Se o que você quer é afago, brinde ou atenção, pode reclamar com superior. Se o que você quer é realmente causar um transtorno à empresa, que a obrigue a corrigir os erros e tomar muito cuidado com o que ela faz, sugiro que escolha um desses três caminhos: boicote (não compre nada deles nunca mais), propaganda negativa (jogue merda neles em redes sociais, preferencialmente angariando algum grupo ativista para militar com você) ou Judiciário (processe).

A maior prova de que reclamar com superior é ineficaz é que brasileroide adora reclamar. Qualquer pessoa aqui que tenha trabalhado com publico sabe o quanto brasileiro faz barraco. Chega a ser difícil, pois muitos reclamam sempre que são contrariados. Trabalhar com público no Brasil é um exercício de paciência. Se reclamar adiantasse, todas as prestações de serviços brasileiras seriam excelentes.

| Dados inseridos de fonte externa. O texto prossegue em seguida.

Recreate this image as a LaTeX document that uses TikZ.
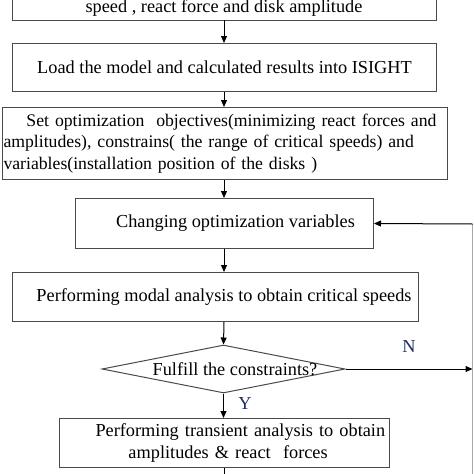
\documentclass[tikz,border=0pt]{standalone}
\usepackage{fontspec}
\setmainfont{Liberation Serif}
\usetikzlibrary{arrows.meta,shapes.geometric}
\definecolor{boxline}{HTML}{4A4A4A}
\definecolor{lbl}{HTML}{1F2D5C}
\definecolor{edgeline}{HTML}{A8A8A8}
\begin{document}
\begin{tikzpicture}[x=1pt,y=-1pt,
  every node/.style={font=\fontsize{18.3}{21.5}\selectfont},
  procbox/.style={draw=boxline, line width=1pt, rectangle, inner sep=0pt, anchor=north west},
  flow/.style={draw=black, line width=1pt, -{Triangle[length=7pt,width=6pt]}},
  yn/.style={text=lbl, inner sep=0pt}
]
\useasboundingbox (0,0) rectangle (474,474);
\clip (0,0) rectangle (474,474);
% box 1 (top, cut off)
\node[procbox, minimum width=424pt, minimum height=60pt] (b1) at (12,-40) {};
\node[inner sep=0pt] (t1) at (224,8.5) {speed , react force and disk amplitude};
% box 2
\node[procbox, minimum width=424pt, minimum height=48pt] (b2) at (12,43) {Load the model and calculated results into ISIGHT};
% box 3
\node[procbox, minimum width=445pt, minimum height=72pt, text width=445pt, align=left,
      font=\fontsize{17.7}{21.3}\selectfont] (b3) at (2,107)
  {\hspace*{24pt}\rlap{Set optimization\ \ objectives(minimizing react forces and}\\
   \hspace*{1pt}\rlap{amplitudes), constrains( the range of critical speeds) and}\\
   \hspace*{1pt}\rlap{variables(installation position of the disks )}};
% box 4
\node[procbox, minimum width=298pt, minimum height=50pt] (b4) at (75,198) {\hspace*{22pt}Changing optimization variables};
% box 5
\node[procbox, minimum width=406pt, minimum height=49pt] (b5) at (12,272) {\hspace*{17pt}Performing modal analysis to obtain critical speeds};
% diamond
\node[diamond, draw=boxline, line width=1pt, minimum width=243pt, minimum height=48pt, inner sep=0pt] (d) at (223.5,369) {};
\node[inner sep=0pt] (dt) at (235,369) {Fulfill the constraints?};
% box 6
\node[procbox, minimum width=330pt, minimum height=49pt, text width=330pt, align=left] (b6) at (59,418)
  {\hspace*{36pt}Performing transient analysis to obtain\\
   \hspace*{69pt}amplitudes \&\ react\ \ forces};
% labels
\node[yn] (N) at (409,347) {N};
\node[yn] (Y) at (245,404) {Y};
% loop coordinates
\coordinate (r1) at (472.5,369);
\coordinate (r2) at (472.5,224);
\coordinate (r3) at (472.5,480);
\coordinate (bot) at (224,480);
% connectors
\draw[flow] (224,20) -- (b2.north -| 224,0);
\draw[flow] (b2.south -| 224,0) -- (b3.north -| 224,0);
\draw[flow] (b3.south -| 224,0) -- (b4.north -| 224,0);
\draw[flow] (b4.south -| 224,0) -- (b5.north -| 224,0);
\draw[flow] (b5.south -| 224,0) -- (d.north);
\draw[flow] (d.south) -- (b6.north -| d.south);
\draw[flow] (d.east) -- (r1);
\draw[draw=edgeline, line width=1pt] (r2) -- (r3);
\draw[flow] (r2) -- (b4.east);
\draw[draw=black, line width=1pt] (b6.south -| 224,0) -- (bot);
\end{tikzpicture}
\end{document}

Infelizmente diálogo, reclamação ou informações não mudam o país. Como qualquer lugar involuído, as coisas só mudam quando há prejuízo, punição, algo que efetivamente possa prejudicar aquela empresa ou pessoa. E reclamação dificilmente prejudica funcionário, o superior sabe muito bem quem é quem e geralmente prefere deixar um bom vendedor que fatura muito mas de vez em quando é impaciente.

Além de ser inútil, reclamar com um superior ainda pode te causar mais estresse. Não raro funcionários ou o próprio superior retrucam ou são abusados e mal educados. Pode gerar um bate boca e até uma troca de ofensas. No Brasil, quase nunca o cliente tem razão. Você vai sair frustrado, aborrecido e vai ter que reclamar com o Papa. Já tentou entrar em contato com o SAC de uma empresa brasileira? Não vale a pena.

No país do corporativo, um superior não admite a falha de um funcionário para não admitir que ele errou. Percebam que temos pessoas dispostas a defender o PT e negar qualquer erro/crime deles pelo simples problema de não querer admitir se alguma forma que erraram ou foram enganados. Será mesmo que um superior vai fazer um exame de consciência e rever onde falhou com sua equipe?

No máximo vai comer no esporro quem errou. Se te satisfaz que quem errou com você leve uma jornalada no focinho, tipo cachorro que fez xixi no lugar errado, bem, vá em frente. Eu não acho que isso resolva, acho feio e babaca me sentir vingada por alguém que me prestou um mau serviço apanhar em resposta.

As coisas só melhoram com consciência, não com esporro. Não adianta porra nenhuma reclamar com superior. Se chiar adiantasse, sal de fruta não morria afogado.